# PROBLEM DESCRIPTION:
Below is a listing; write it out exactly and drop any images from it.

......

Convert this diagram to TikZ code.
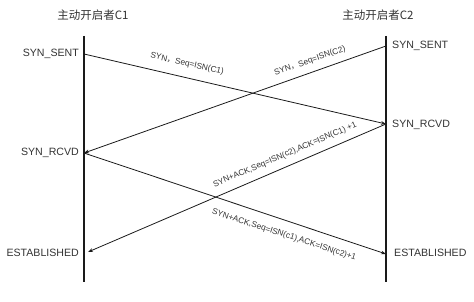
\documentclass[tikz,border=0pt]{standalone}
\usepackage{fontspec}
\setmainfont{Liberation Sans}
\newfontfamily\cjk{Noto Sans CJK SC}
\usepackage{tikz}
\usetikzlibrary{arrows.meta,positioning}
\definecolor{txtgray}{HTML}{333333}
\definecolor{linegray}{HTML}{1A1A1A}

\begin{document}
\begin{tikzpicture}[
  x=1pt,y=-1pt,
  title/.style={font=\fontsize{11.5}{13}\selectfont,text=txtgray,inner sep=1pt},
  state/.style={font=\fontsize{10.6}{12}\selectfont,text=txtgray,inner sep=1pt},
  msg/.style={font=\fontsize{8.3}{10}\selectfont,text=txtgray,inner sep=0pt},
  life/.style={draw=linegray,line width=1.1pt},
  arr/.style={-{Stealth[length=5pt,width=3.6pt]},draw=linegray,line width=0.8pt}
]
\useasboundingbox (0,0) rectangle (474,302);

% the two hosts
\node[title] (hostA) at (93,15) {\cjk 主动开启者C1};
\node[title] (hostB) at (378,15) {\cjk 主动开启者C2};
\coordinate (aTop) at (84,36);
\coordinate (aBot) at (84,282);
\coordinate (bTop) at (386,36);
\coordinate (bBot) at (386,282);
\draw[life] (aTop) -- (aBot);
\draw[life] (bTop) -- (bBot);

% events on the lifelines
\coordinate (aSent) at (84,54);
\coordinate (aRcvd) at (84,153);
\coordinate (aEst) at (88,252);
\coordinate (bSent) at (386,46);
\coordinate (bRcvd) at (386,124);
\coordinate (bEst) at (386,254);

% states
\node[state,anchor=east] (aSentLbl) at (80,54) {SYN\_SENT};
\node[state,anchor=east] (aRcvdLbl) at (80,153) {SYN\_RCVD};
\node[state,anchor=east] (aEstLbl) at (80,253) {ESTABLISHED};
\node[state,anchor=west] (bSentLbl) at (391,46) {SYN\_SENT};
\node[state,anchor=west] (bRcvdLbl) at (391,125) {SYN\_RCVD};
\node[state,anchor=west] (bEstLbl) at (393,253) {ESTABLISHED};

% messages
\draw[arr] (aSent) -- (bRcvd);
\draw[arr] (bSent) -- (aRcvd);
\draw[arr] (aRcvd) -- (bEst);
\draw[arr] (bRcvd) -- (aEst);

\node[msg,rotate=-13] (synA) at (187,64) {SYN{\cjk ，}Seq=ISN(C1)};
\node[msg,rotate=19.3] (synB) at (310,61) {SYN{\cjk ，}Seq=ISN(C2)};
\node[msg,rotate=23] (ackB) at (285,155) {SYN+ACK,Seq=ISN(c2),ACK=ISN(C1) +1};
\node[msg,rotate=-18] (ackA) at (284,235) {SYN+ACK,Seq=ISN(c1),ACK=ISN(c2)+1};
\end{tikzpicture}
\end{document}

......

# RESULT FOR THIS TASK:
Convert this diagram to TikZ code.
\documentclass[tikz,border=0pt]{standalone}
\usepackage{fontspec}
\setmainfont{Liberation Sans}
\newfontfamily\cjk{Noto Sans CJK SC}
\usepackage{tikz}
\usetikzlibrary{arrows.meta,positioning}
\definecolor{txtgray}{HTML}{333333}
\definecolor{linegray}{HTML}{1A1A1A}

\begin{document}
\begin{tikzpicture}[
  x=1pt,y=-1pt,
  title/.style={font=\fontsize{11.5}{13}\selectfont,text=txtgray,inner sep=1pt},
  state/.style={font=\fontsize{10.6}{12}\selectfont,text=txtgray,inner sep=1pt},
  msg/.style={font=\fontsize{8.3}{10}\selectfont,text=txtgray,inner sep=0pt},
  life/.style={draw=linegray,line width=1.1pt},
  arr/.style={-{Stealth[length=5pt,width=3.6pt]},draw=linegray,line width=0.8pt}
]
\useasboundingbox (0,0) rectangle (474,302);

% the two hosts
\node[title] (hostA) at (93,15) {\cjk 主动开启者C1};
\node[title] (hostB) at (378,15) {\cjk 主动开启者C2};
\coordinate (aTop) at (84,36);
\coordinate (aBot) at (84,282);
\coordinate (bTop) at (386,36);
\coordinate (bBot) at (386,282);
\draw[life] (aTop) -- (aBot);
\draw[life] (bTop) -- (bBot);

% events on the lifelines
\coordinate (aSent) at (84,54);
\coordinate (aRcvd) at (84,153);
\coordinate (aEst) at (88,252);
\coordinate (bSent) at (386,46);
\coordinate (bRcvd) at (386,124);
\coordinate (bEst) at (386,254);

% states
\node[state,anchor=east] (aSentLbl) at (80,54) {SYN\_SENT};
\node[state,anchor=east] (aRcvdLbl) at (80,153) {SYN\_RCVD};
\node[state,anchor=east] (aEstLbl) at (80,253) {ESTABLISHED};
\node[state,anchor=west] (bSentLbl) at (391,46) {SYN\_SENT};
\node[state,anchor=west] (bRcvdLbl) at (391,125) {SYN\_RCVD};
\node[state,anchor=west] (bEstLbl) at (393,253) {ESTABLISHED};

% messages
\draw[arr] (aSent) -- (bRcvd);
\draw[arr] (bSent) -- (aRcvd);
\draw[arr] (aRcvd) -- (bEst);
\draw[arr] (bRcvd) -- (aEst);

\node[msg,rotate=-13] (synA) at (187,64) {SYN{\cjk ，}Seq=ISN(C1)};
\node[msg,rotate=19.3] (synB) at (310,61) {SYN{\cjk ，}Seq=ISN(C2)};
\node[msg,rotate=23] (ackB) at (285,155) {SYN+ACK,Seq=ISN(c2),ACK=ISN(C1) +1};
\node[msg,rotate=-18] (ackA) at (284,235) {SYN+ACK,Seq=ISN(c1),ACK=ISN(c2)+1};
\end{tikzpicture}
\end{document}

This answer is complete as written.